El tiempo parece rodar a otro ritmo durante el verano. Se recrea, se retuerce, se despereza poco a poco, como si bajara conscientemente sus pulsaciones en sintonía con el calor. En la barra del bar, un hombre apura con parsimonia su café mientras hojea un periódico de información general propiedad del local. Desfilan las páginas a golpe de sorbo. Política, Economía, Internacional, Cultura... Sólo como trámite para llegar a la sección de Deportes. Ahí echa el freno de mano en el titular de una entrevista:
“El fútbol es mi religión”. Puede que también la suya.
La única religión, en palabras de
Eduardo Galeano, que no tiene ateos. La metáfora asusta. Y lo hace porque pone la lupa en
la veta más sectaria.
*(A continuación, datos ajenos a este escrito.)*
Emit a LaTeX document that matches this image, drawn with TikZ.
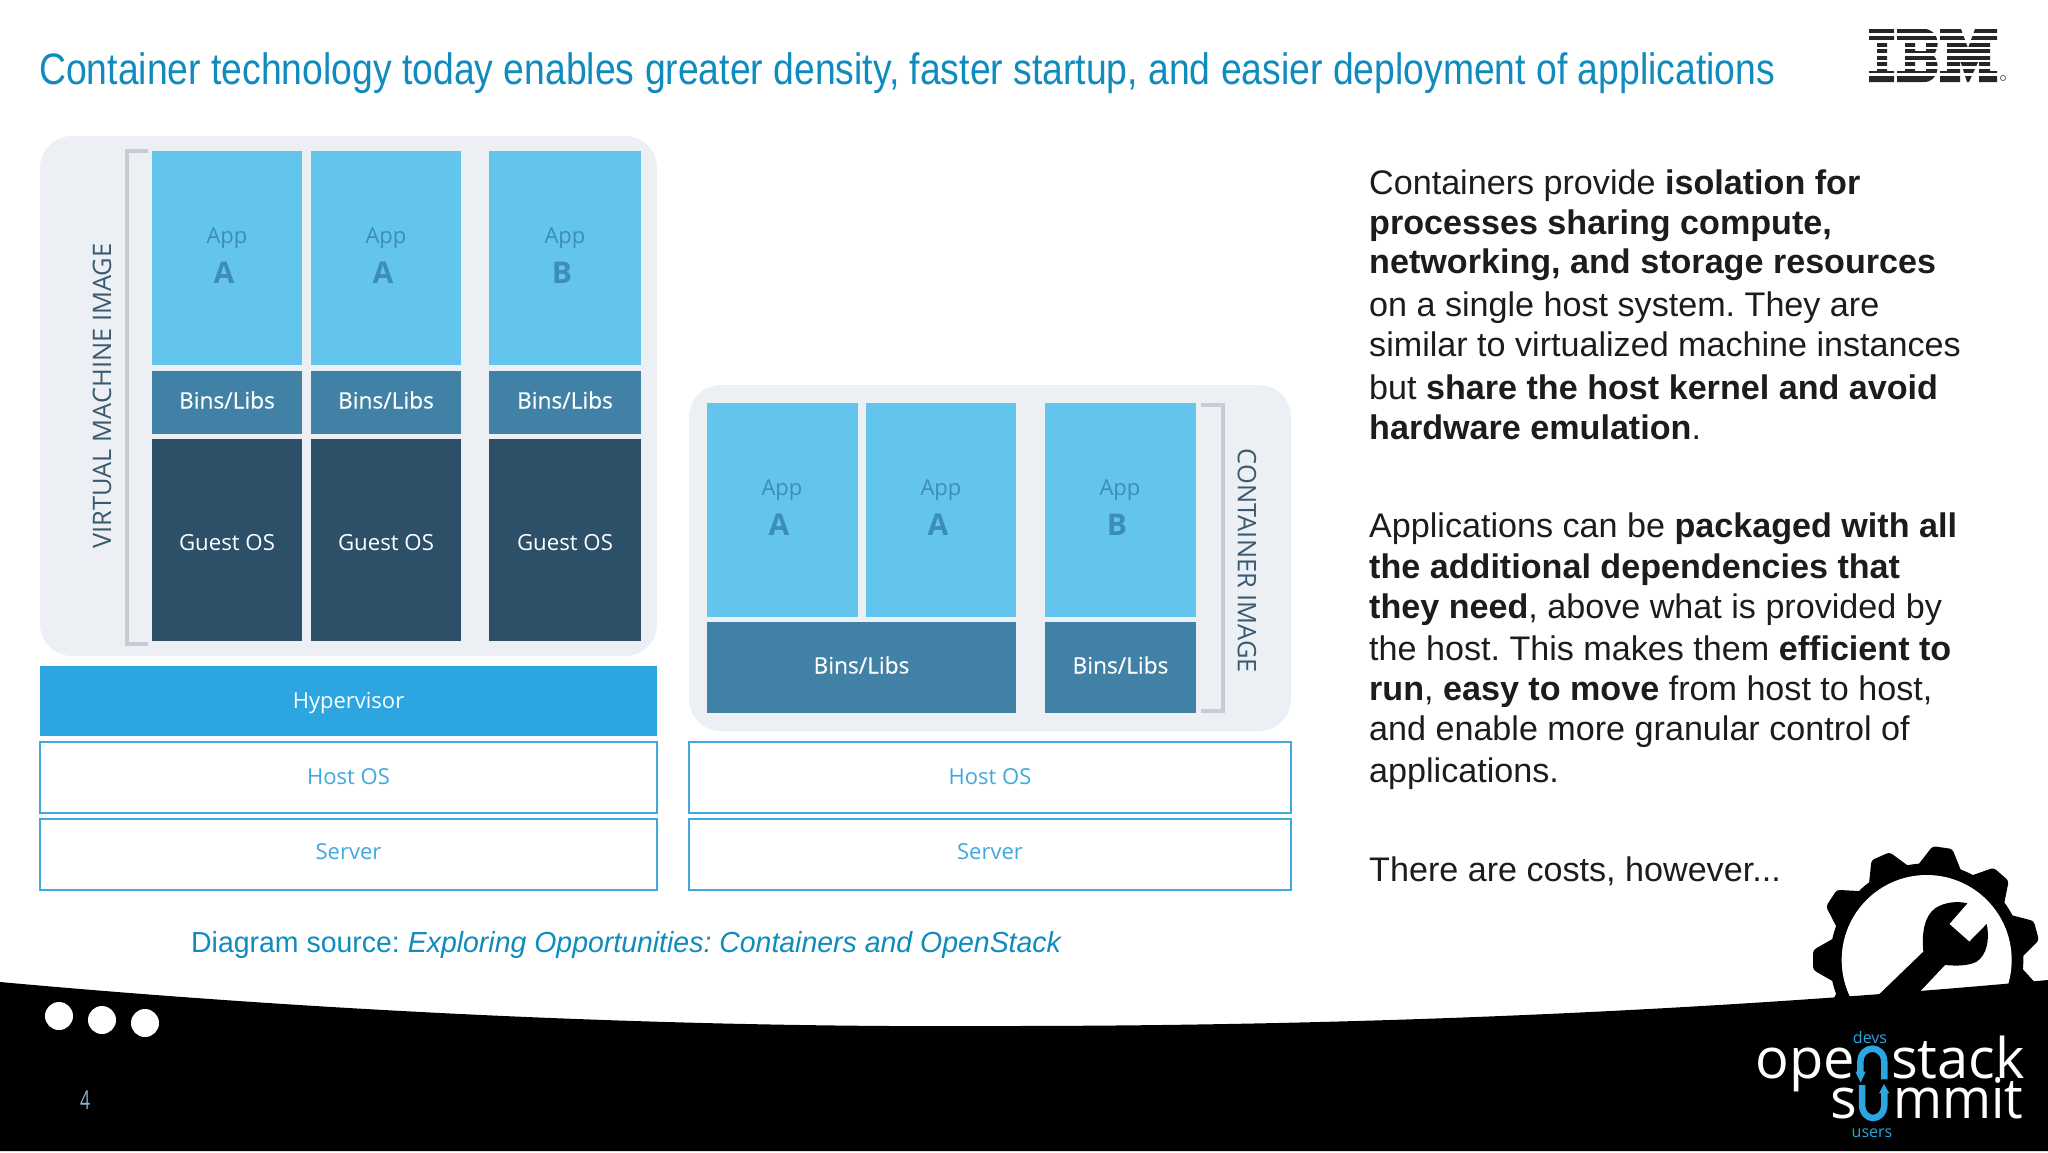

Suena a discurso de ultra, a esperpento, a iglesia maradoniana.
Desde el momento en que la frase se desprende de la sabia musicalidad del uruguayo, urge un agnosticismo más saludable. Del que no llora al perder su bombo, del que no concibe
ridículas teorías de la conspiración. Aunque sin despreciar por completo la ‘espiritualidad’ bien entendida, así en el fútbol como en otros deportes. La mística de Anfield entonando el
You’ll Never Walk Alone, la pureza en la etiqueta de
Wimbledon, el recogimiento del
Giro de Lombardía y el
Tour de Francia en la Madonna del Ghisallo y la capilla de Géou, la puya en la víspera de la ascensión al
Everest... Liturgia literal o figurada. Con el debido respeto. Sin frivolidad ni desaire de taberna. Con mesura. Como todo suena mejor, hasta los matrimonios menos afortunados.